Genome 540 Homework Assignment 8

Genome 540 Homework Assignment 7

Due Sun Mar 15

Write a program that implements an HMM for identifying evolutionarily conserved segments from a multiple alignment of human, dog and mouse genome sequences. Specifically:
- The HMM has two states: a "neutral", fast-evolving state (state 1) and a "conserved", slow-evolving state (state 2).
- The emitted symbols for each state are multiple alignment columns (e.g. "AAA" or "A-T"). Columns containing substitutions and gaps have a higher probability of being emitted by the neutral state than the conserved state.
- Define emission probabilities for each state as follows:
  - Set neutral state (state 1) emission probabilities to alignment column frequencies from putative neutral sequences. To determine these frequencies use this list of alignment column counts from a large set of ancient repeat sequences. In this file base1 is human, the base2 is dog, and base3 is mouse.
  - Set conserved (state 2) emission probabilities to alignment column frequencies from putative functional sites. Use this list of alignment column counts from a large number of 1st and 2nd codon positions. The base ordering in this file is the same as for the ancient repeat counts described above.
- Use the following transition probabilities:
  - a₁₁ = 0.95, a₁₂ = 0.05
  - a₂₁ = 0.10, a₂₂ = 0.90
- Initiation probabilities should be 0.95 for state 1 and 0.05 for state2.
Use your HMM to determine the viterbi parse for this multiple alignment of dog and mouse to human ENCODE region ENm001 on chromosome 7. Gaps have been removed from the human sequence so that it is simple to determine the human genome coordinate of each alignment column. The alignment is broken into many small blocks but the blocks are contiguous with respect to the human sequence. Within each block the first line is the human sequence (labelled hg18), the second line is the dog sequence (labelled canFam2) and the third line is the mouse sequence (labelled mm9).
Your output should provide:

The emission probabilities for the two states of your HMM reported to 5 decimal places (in addition to the other parameters that were provided for you).
Histograms describing the distribution of conserved/neutral states and segments in the Viterbi parse.
The coordinates of the 10 longest conserved (state 2) segments from the Viterbi parse. Make your output coordinates relative to the start of the chromosome by taking into account the start position of the alignment (position 115,597,756 on chromosome 7). This will make it possible to look up your segments in a genome browser. For example, a segment starting at the 10th alignment column would have the chromosomal start coordinate 115,597,765).
Give a brief annotation describing the genomic features that overlap your 5 longest conserved segments (e.g. an exon from a particular gene). You can do this by finding your segments in the UCSC genome browser.
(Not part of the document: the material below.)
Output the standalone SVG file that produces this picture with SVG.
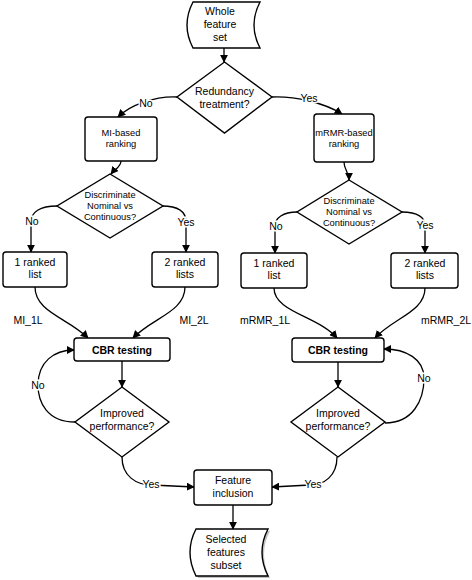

You must turn in your results and your computer program, using this template file . Please put everything into ONE plain text file - do not send an archive of files or a tar file, or a word processing document file. Compress it (using either Unix compress, or gzip -- if you don't have access to either of these programs let us know), and send it as an attachment to both Phil and Graham. (The XML file includes a DTD, which specifies the XML file format. Place the DTD at the beginning of your XML document. When you are done with your XML check to make sure it conforms to the DTD using this website and resolve any errors before turning it in.